Comment by fareesh

5 days ago

What solutions are folks using to solve queries like "How many of these 1000 podcast transcripts have a positive view of Hillary Clinton"? Seems like you would need a way to map reduce and count? And some kind of agent assigner/router on top of it?

We do a lot of things with podcast and other audio media at https://listenalert.com

But in general we found the best course of action is simply label everything. Because our customers will want those answers and rag won’t really work at the scale of “all podcasts the last 6 months. What is the trend of sentiment Hillary Clinton and what about the top topics and entities mentioned nearby”. So we take a more “brute force” approach :-)

At the moment this repo is designed to handle more RAG-oriented use cases, i.e. that require to recall the "top pieces of information" relevant to a given question/context. In your specific example, right now, FastGraphRAG would select the nodes that represent podcasts that are connected to Hilary Clinton, feed them to an LLM which would then select the ones that are positively associated with her. As a next step, we plan to weight the connections between nodes given the query. This way, PageRank will explore only edges which carry the concept "positively associated with", and only the right podcasts would be selected and returned, without having to ask an LLM to classify them. Note that this is basically a fuzzy join and so it will produce only a "best-effort" answer rather than an exact one.
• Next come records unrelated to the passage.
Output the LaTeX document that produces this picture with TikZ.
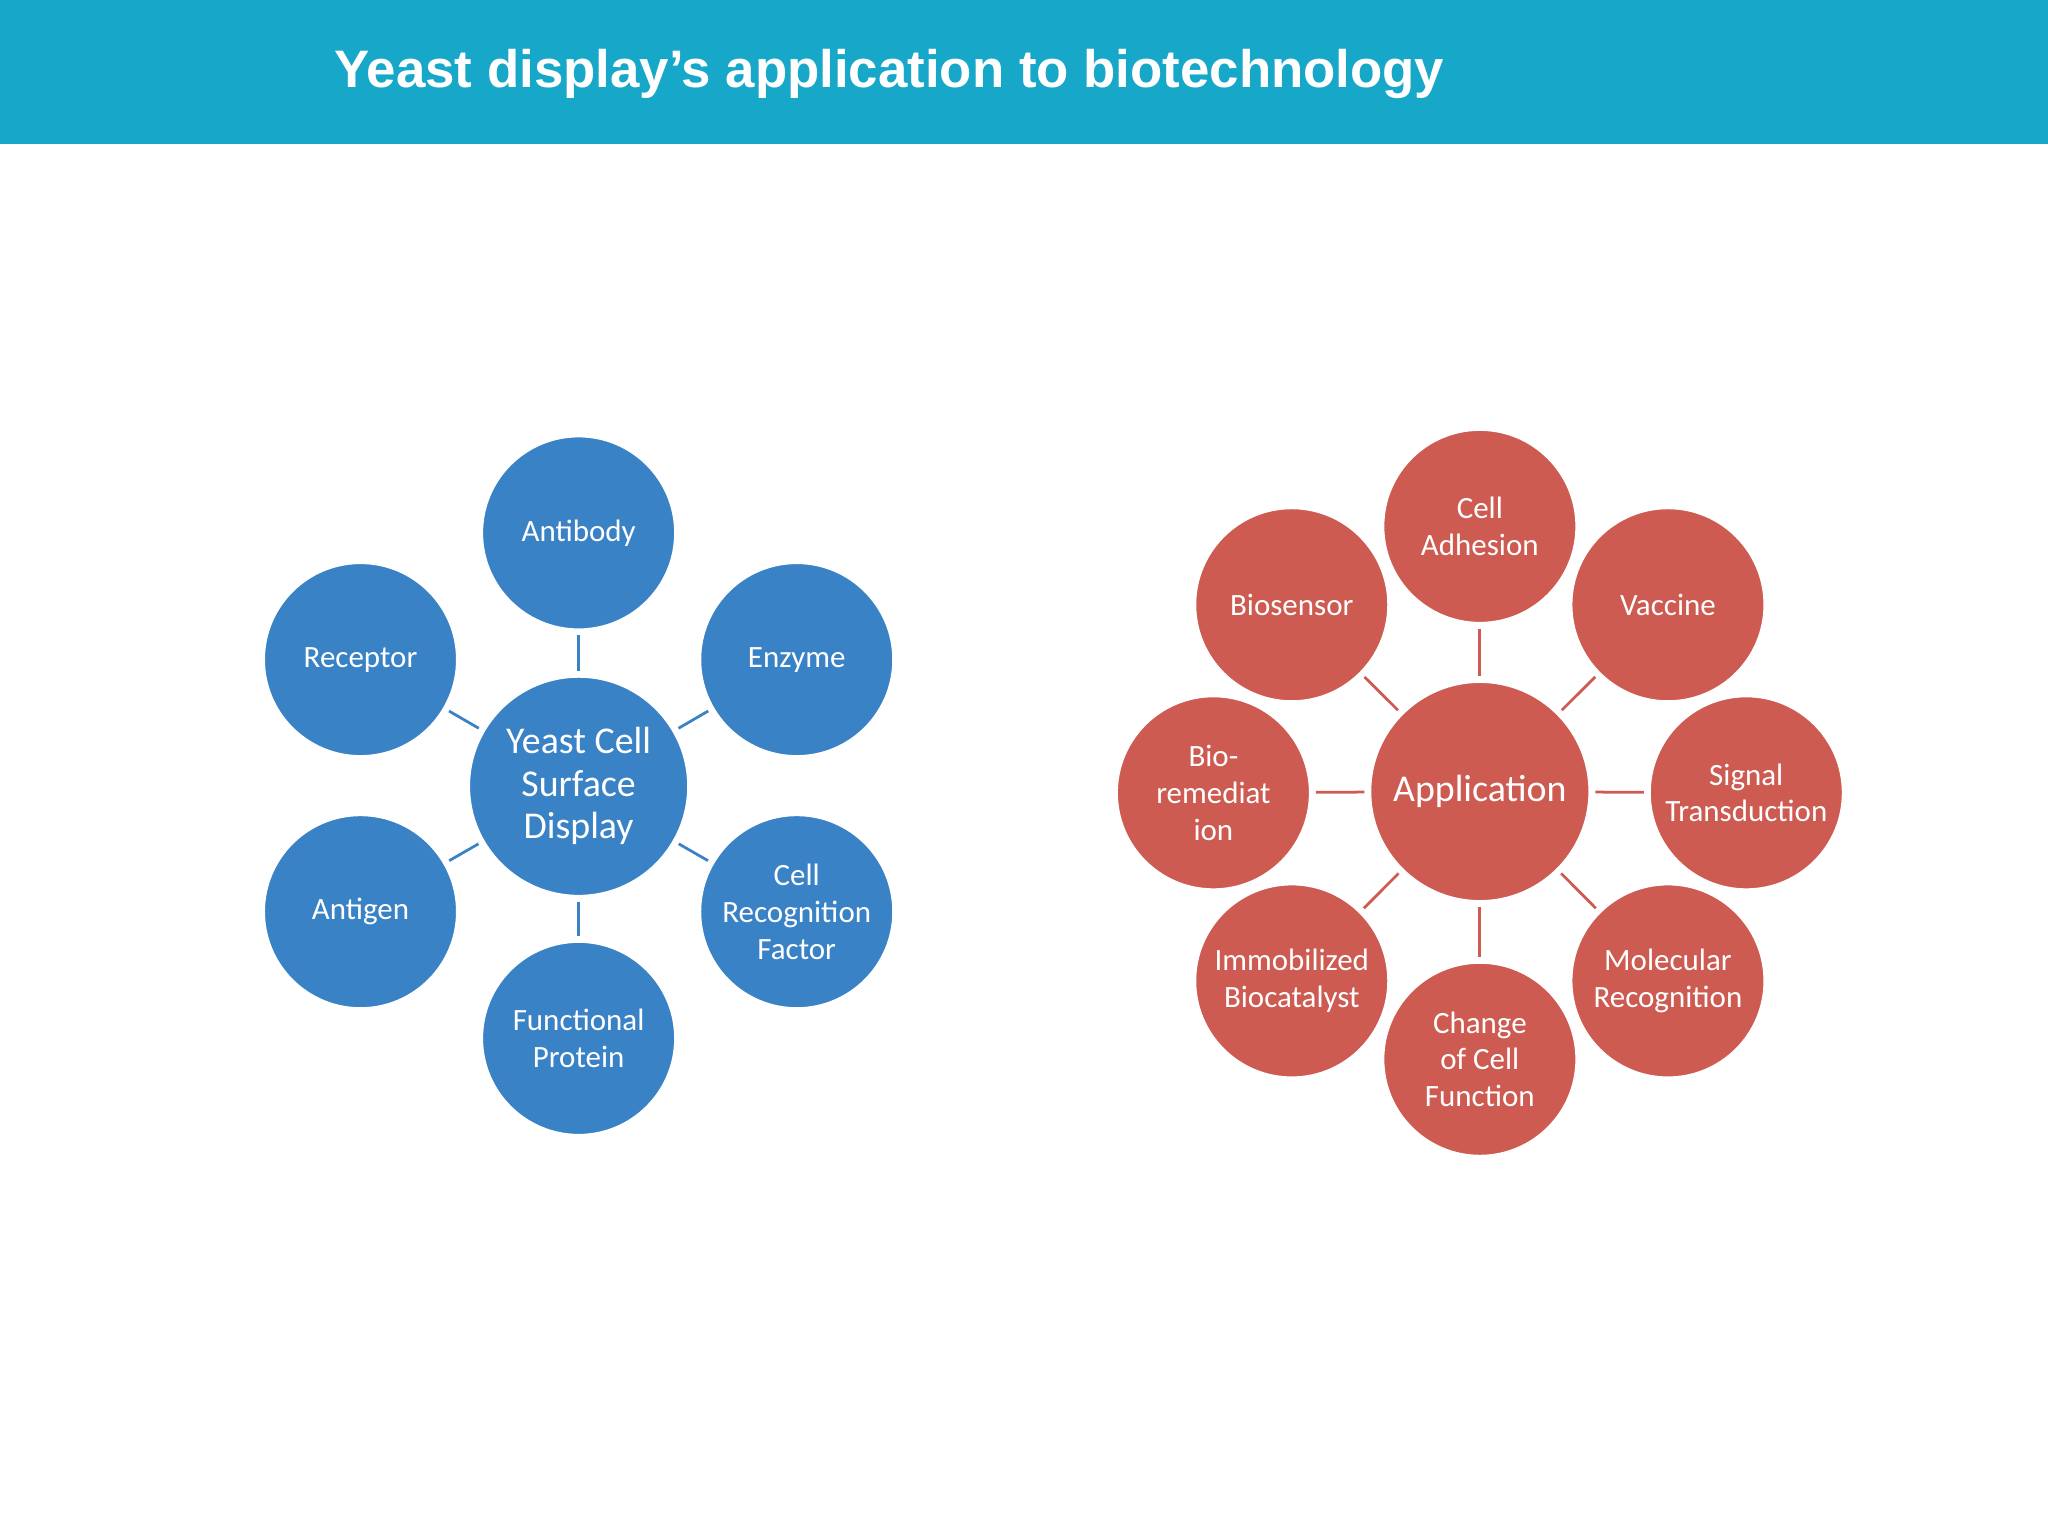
\documentclass[tikz,border=0pt]{standalone}
\usepackage{fontspec}
\setmainfont{Carlito}
\newfontfamily\titlefont{Liberation Sans}
\definecolor{hdr}{HTML}{17A7C8}
\definecolor{bl}{HTML}{3A82C6}
\definecolor{rd}{HTML}{CD5B52}
\begin{document}
\begin{tikzpicture}[x=0.02cm,y=-0.02cm,
  sat/.style={circle,fill=#1,draw=white,line width=1pt,minimum size=148*0.02cm,inner sep=0pt,align=center,text=white,font=\fontsize{13.5}{16}\selectfont},
  hub/.style={sat=#1,minimum size=168*0.02cm,font=\fontsize{16.5}{18.5}\selectfont},
  lk/.style={draw=#1,line width=1.2pt,shorten >=2pt,shorten <=2pt}]
\useasboundingbox (0,0) rectangle (1568,1176);
\fill[hdr] (0,0) rectangle (1568,110);
\node[anchor=west,text=white,font=\titlefont\bfseries\fontsize{23}{26}\selectfont] (title) at (250,57) {Yeast display’s application to biotechnology};
% blue
\node[hub=bl] (c) at (443,602) {Yeast Cell\\Surface\\Display};
\node[sat=bl] (b1) at (443,408) {Antibody};
\node[sat=bl] (b2) at (610,505) {Enzyme};
\node[sat=bl] (b3) at (610,698) {Cell\\Recognition\\Factor};
\node[sat=bl] (b4) at (443,795) {Functional\\Protein};
\node[sat=bl] (b5) at (276,698) {Antigen};
\node[sat=bl] (b6) at (276,505) {Receptor};
\foreach \i in {1,...,6} \draw[lk=bl] (c) -- (b\i);
% red
\node[hub=rd] (a) at (1133,606) {Application};
\node[sat=rd] (r1) at (1133,403) {Cell\\Adhesion};
\node[sat=rd] (r2) at (1277,463) {Vaccine};
\node[sat=rd] (r3) at (1337,607) {Signal\\Transduction};
\node[sat=rd] (r4) at (1277,751) {Molecular\\Recognition};
\node[sat=rd] (r5) at (1133,811) {Change\\of Cell\\Function};
\node[sat=rd] (r6) at (989,751) {Immobilized\\Biocatalyst};
\node[sat=rd] (r7) at (929,607) {Bio-\\remediat\\ion};
\node[sat=rd] (r8) at (989,463) {Biosensor};
\foreach \i in {1,...,8} \draw[lk=rd] (a) -- (r\i);
\end{tikzpicture}
\end{document}
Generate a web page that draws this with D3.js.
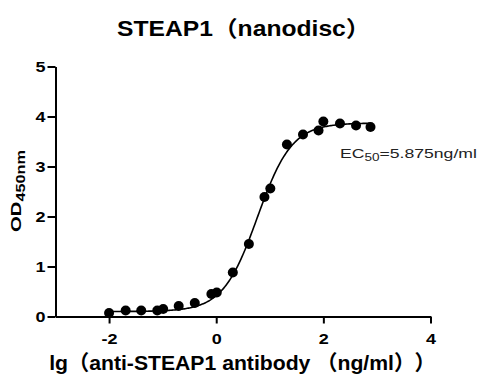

I don't have a dev answer, but in case its relevant, I've seen commercial services that I imagine are doing something similar on the back end-- ground news is one of them. I wish they had monthly subs for their top tier plan rather than only annual, but it seems like a cool product. I haven't actually used it though.

  • What feature(s) of the top tier plan do you wish you had? I have no idea how their subs work but have seen a few ads for the product so have a vague idea that it rates news for bias but don’t see how that would involve many different tiers of subs.

    • It’s been a while since I looked, but unless they changed it, you needed the top tier plan to get a report analyzing the biases of your reading choices and recommending things to balance it out.

      2 replies →

Anticipate what kind of questions user might ask, pre-compute the answers and store them as natural sentences in a vector database.